Work done is defined as the force applied in the direction of motion multiplied by the distance over which the force is applied.

$$\text{Work} = \text{Applied Force} \times \text{Distance}$$

Given: applied force ($$F_{applied}$$) = 225.4 N, and distance (d) = 10.3 m.

$$\text{Work} = 225.4 \text{ N} \times 10.3 \text{ m} = 2321.62 \text{ J}$$

Considering the significant figures (the coefficient of friction 0.50 has two significant figures), the answer should be rounded to two significant figures.

Alternative answer

Answer: 2321.62 Joules Explain
This is a question about **work and friction**. The solving step is:

1. First, we need to figure out how heavy the crate feels on the floor. That's its weight, which we also call the "Normal Force" in physics. We find this by multiplying its mass (46.0 kg) by gravity (which is about 9.8 on Earth).
Normal Force = 46.0 kg * 9.8 m/s² = 450.8 Newtons.
2. Next, we need to know how much the rough floor is "holding back" the crate. This is the friction force! We calculate it by multiplying the Normal Force by the "roughness" number, which is called the coefficient of friction (0.50).
Friction Force = 0.50 * 450.8 Newtons = 225.4 Newtons.
3. Since the movers pushed the crate without it speeding up or slowing down, the force they pushed with was exactly equal to the friction force holding it back. So, their pushing force was 225.4 Newtons.
4. Finally, to find out how much "work" the movers did, we multiply the force they pushed with by how far they pushed the crate (10.3 meters).
Work = 225.4 Newtons * 10.3 meters = 2321.62 Joules.

Alternative answer

Answer: 2320 J Explain
This is a question about how much energy it takes to move something when there's friction . The solving step is:

1. First, we need to figure out how heavy the crate feels on the floor, which is its weight! We find this by multiplying its mass (46.0 kg) by gravity (which is about 9.8 m/s² on Earth).
Weight (Normal Force) = 46.0 kg * 9.8 m/s² = 450.8 Newtons.
2. Next, we need to find out how strong the friction is. We use the friction coefficient (0.50) and multiply it by how heavy the crate feels.
Friction Force = 0.50 * 450.8 Newtons = 225.4 Newtons.
3. Since the movers pushed the crate without it speeding up, the force they pushed with was just enough to match the friction force. So, the pushing force was 225.4 Newtons.
4. Finally, to find the work they did, we multiply the force they pushed with by the distance they moved the crate.
Work = 225.4 Newtons * 10.3 meters = 2321.62 Joules.
5. Rounding it nicely, that's about 2320 Joules!

Alternative answer

Answer: 2320 Joules (or 2.32 kJ) Explain
This is a question about work, force, and friction . The solving step is:

First, we need to figure out how much force the movers had to push with. Since the crate isn't speeding up (no acceleration), they are pushing just hard enough to overcome the friction.

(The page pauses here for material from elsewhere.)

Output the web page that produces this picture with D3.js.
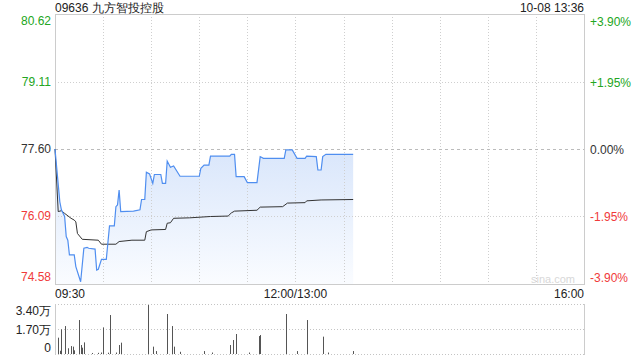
<!DOCTYPE html>
<html>
<head>
<meta charset="utf-8">
<script src="https://cdn.jsdelivr.net/npm/d3@7"></script>
<style>
  body { margin: 0; background: #fff; }
  svg { display: block; font-family: "Liberation Sans", Arial, sans-serif; }
</style>
</head>
<body>
<svg id="chart" width="640" height="360"></svg>
<script>
// minutes since 09:30 (lunch break removed), prices in HKD
const priceMinutes = [0, 3, 4, 6, 7, 8, 9, 12, 13, 16, 18, 20, 21, 25, 26, 27, 29, 32, 34, 37, 38, 39, 40, 41, 49, 53, 54, 56, 57, 59, 61, 62, 66, 67, 69, 70, 72, 74, 78, 90, 91, 93, 96, 97, 109, 110, 112, 113, 118, 120, 126, 128, 130, 143, 144, 148, 151, 156, 157, 163, 164, 166, 167, 169, 186]
const priceValues = [77.60, 76.42, 76.24, 76.09, 75.64, 75.56, 75.23, 75.23, 74.97, 74.63, 75.38, 75.40, 75.38, 75.36, 74.89, 74.91, 75.13, 75.13, 75.88, 75.88, 76.31, 76.35, 76.68, 76.20, 76.21, 76.24, 76.47, 76.47, 77.08, 77.04, 76.83, 77.03, 77.03, 76.83, 76.83, 77.33, 77.19, 77.22, 76.99, 76.99, 77.17, 77.24, 77.24, 77.44, 77.44, 77.48, 77.48, 76.98, 76.98, 76.85, 76.85, 77.43, 77.39, 77.39, 77.58, 77.58, 77.39, 77.39, 77.44, 77.43, 77.13, 77.13, 77.43, 77.48, 77.48]

const avgMinutes = [0, 2, 4, 6, 10, 12, 13, 14, 17, 27, 29, 38, 40, 48, 56, 57, 60, 69, 70, 72, 74, 84, 97, 108, 110, 112, 126, 128, 142, 145, 156, 157, 166, 186]
const avgValues = [77.60, 76.20, 76.22, 76.16, 76.05, 76.01, 75.97, 75.71, 75.58, 75.56, 75.47, 75.47, 75.53, 75.56, 75.56, 75.75, 75.79, 75.80, 75.94, 75.95, 76.05, 76.06, 76.09, 76.10, 76.17, 76.21, 76.23, 76.30, 76.31, 76.39, 76.40, 76.44, 76.46, 76.47]

// volume per minute (shares)
const volMinutes = [2, 3, 4, 6, 8, 10, 11, 12, 15, 16, 17, 18, 23, 27, 29, 30, 33, 34, 38, 40, 41, 58, 61, 63, 70, 73, 74, 78, 93, 98, 109, 111, 113, 121, 127, 128, 144, 151, 157, 167, 170, 186]
const volValues = [11100, 2200, 16800, 19000, 3900, 5400, 5000, 2500, 23100, 6100, 4300, 7900, 700, 800, 1000, 18100, 900, 26500, 1000, 6100, 7700, 33300, 5000, 2000, 27200, 19000, 5000, 1500, 2000, 1000, 6100, 9500, 13600, 1000, 12200, 12900, 27200, 2000, 23100, 11800, 1000, 2000]

const priceTicks = [80.62, 79.11, 77.60, 76.09, 74.58]
const pctTicks = ["+3.90%", "+1.95%", "0.00%", "-1.95%", "-3.90%"]
const volTicks = [34000, 17000, 0]
const volTickLabels = ["3.40万", "1.70万", "0"]
const timeTicks = [0, 150, 330]
const timeLabels = ["09:30", "12:00/13:00", "16:00"]
const prevClose = 77.60

const svg = d3.select("#chart")
const left = 55, right = 584
const green = "#22a622", red = "#f03a3a", grid = "#cfcfcf"

const x = d3.scaleLinear().domain([0, 330]).range([left, right])
const y = d3.scaleLinear().domain([74.58, 80.62]).range([284, 14])
const yv = d3.scaleLinear().domain([0, 34000]).range([354, 304])

function tickColor(p) {
  if (p > prevClose) return green
  if (p < prevClose) return red
  return "#333"
}

// header
svg.append("text").attr("x", left).attr("y", 12).attr("font-size", 12).attr("fill", "#222")
  .text("09636 九方智投控股")
svg.append("text").attr("x", right).attr("y", 12).attr("font-size", 12).attr("fill", "#222")
  .attr("text-anchor", "end").text("10-08 13:36")

// area fill under price line
const defs = svg.append("defs")
const grad = defs.append("linearGradient").attr("id", "fill").attr("x1", 0).attr("y1", 0).attr("x2", 0).attr("y2", 1)
grad.append("stop").attr("offset", "0%").attr("stop-color", "#d9e6fb")
grad.append("stop").attr("offset", "100%").attr("stop-color", "#fafcff")

const pricePts = priceMinutes.map((m, i) => [m, priceValues[i]])
const avgPts = avgMinutes.map((m, i) => [m, avgValues[i]])

svg.append("path")
  .datum(pricePts)
  .attr("fill", "url(#fill)")
  .attr("d", d3.area().x(d => x(d[0])).y0(284).y1(d => y(d[1])))

// grid: vertical every 30 minutes
const vGrid = d3.range(30, 330, 30)
svg.append("g").selectAll("line").data(vGrid).enter().append("line")
  .attr("x1", d => Math.round(x(d)) + 0.5).attr("x2", d => Math.round(x(d)) + 0.5)
  .attr("y1", 14).attr("y2", 284)
  .attr("stroke", grid).attr("stroke-dasharray", "1,2")

svg.append("g").selectAll("line").data([79.11, 76.09]).enter().append("line")
  .attr("x1", left).attr("x2", right)
  .attr("y1", d => Math.round(y(d)) + 0.5).attr("y2", d => Math.round(y(d)) + 0.5)
  .attr("stroke", grid).attr("stroke-dasharray", "1,2")

svg.append("line")
  .attr("x1", left).attr("x2", right)
  .attr("y1", Math.round(y(prevClose)) + 0.5).attr("y2", Math.round(y(prevClose)) + 0.5)
  .attr("stroke", "#bbb").attr("stroke-dasharray", "3,3")

// price panel border
svg.append("rect").attr("x", left + 0.5).attr("y", 14.5).attr("width", right - left).attr("height", 270)
  .attr("fill", "none").attr("stroke", "#cccccc")

// watermark
svg.append("text").attr("x", 553).attr("y", 283).attr("font-size", 11).attr("fill", "#d8d8d8")
  .attr("text-anchor", "middle").text("sina.com")

// lines
svg.append("path").datum(avgPts)
  .attr("fill", "none").attr("stroke", "#333").attr("stroke-width", 1)
  .attr("d", d3.line().x(d => x(d[0])).y(d => y(d[1])))

svg.append("path").datum(pricePts)
  .attr("fill", "none").attr("stroke", "#4f8ef0").attr("stroke-width", 1.2)
  .attr("d", d3.line().x(d => x(d[0])).y(d => y(d[1])))

// left price labels
const labelY = [21, 82, 149, 216, 277]
svg.append("g").selectAll("text").data(priceTicks).enter().append("text")
  .attr("x", 51).attr("y", (d, i) => labelY[i]).attr("dy", "0.35em")
  .attr("text-anchor", "end").attr("font-size", 12)
  .attr("fill", d => tickColor(d))
  .text(d => d.toFixed(2))

// right percent labels
svg.append("g").selectAll("text").data(pctTicks).enter().append("text")
  .attr("x", 590).attr("y", (d, i) => labelY[i] + 1).attr("dy", "0.35em")
  .attr("font-size", 12)
  .attr("fill", (d, i) => tickColor(priceTicks[i]))
  .text(d => d)

// time labels
svg.append("g").selectAll("text").data(timeTicks).enter().append("text")
  .attr("x", d => x(d)).attr("y", 298)
  .attr("text-anchor", (d, i) => i === 0 ? "start" : (i === 2 ? "end" : "middle"))
  .attr("font-size", 12).attr("fill", "#222")
  .text((d, i) => timeLabels[i])

// volume panel
svg.append("g").selectAll("line").data(volTicks).enter().append("line")
  .attr("x1", left).attr("x2", right)
  .attr("y1", d => Math.round(yv(d)) + 0.5).attr("y2", d => Math.round(yv(d)) + 0.5)
  .attr("stroke", "#c4c4c4").attr("stroke-dasharray", "1,2")
svg.append("line").attr("x1", left + 0.5).attr("x2", left + 0.5).attr("y1", 304).attr("y2", 355).attr("stroke", "#cccccc")
svg.append("line").attr("x1", right + 0.5).attr("x2", right + 0.5).attr("y1", 304).attr("y2", 355).attr("stroke", "#cccccc")

svg.append("g").selectAll("rect").data(volMinutes).enter().append("rect")
  .attr("x", d => Math.round(x(d)))
  .attr("y", (d, i) => yv(volValues[i]))
  .attr("width", 1)
  .attr("height", (d, i) => 354 - yv(volValues[i]))
  .attr("fill", "#555")

const volLabelY = [311, 330, 348]
svg.append("g").selectAll("text").data(volTickLabels).enter().append("text")
  .attr("x", 51).attr("y", (d, i) => volLabelY[i]).attr("dy", "0.35em")
  .attr("text-anchor", "end").attr("font-size", 12).attr("fill", "#222")
  .text(d => d)
</script>
</body>
</html>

1. **Find the weight of the crate (which is also the Normal Force):** The crate weighs something because of gravity. How much it "pushes down" on the floor is called the Normal Force.
* Weight = mass × gravity
* Mass = 46.0 kg
* Gravity (g) is about 9.8 meters per second squared (m/s²).
* Normal Force = 46.0 kg × 9.8 m/s² = 450.8 Newtons (N)

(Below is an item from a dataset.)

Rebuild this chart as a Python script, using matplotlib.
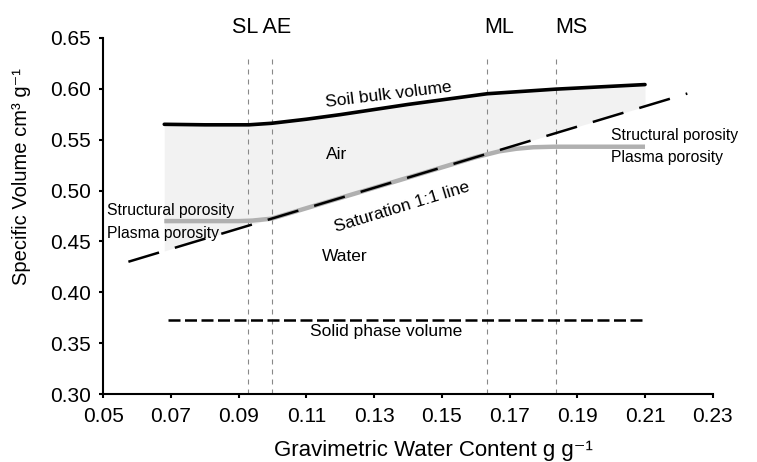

2. **Calculate the friction force:** The rough floor creates a friction force that tries to stop the crate.
* Friction Force = coefficient of friction × Normal Force
* Coefficient of friction = 0.50
* Friction Force = 0.50 × 450.8 N = 225.4 N

3. **Determine the pushing force:** Since the crate isn't speeding up or slowing down, the movers must be pushing with exactly the same force as the friction force.
* Pushing Force = 225.4 N

4. **Calculate the work done:** Work is done when a force moves something over a distance.
* Work = Force × Distance
* Force = 225.4 N
* Distance = 10.3 m
* Work = 225.4 N × 10.3 m = 2321.62 Joules (J)

When we round it to make sense with the numbers given (like the 46.0 kg and 10.3 m, which have 3 important digits, and 0.50 which has 2), we get 2320 Joules.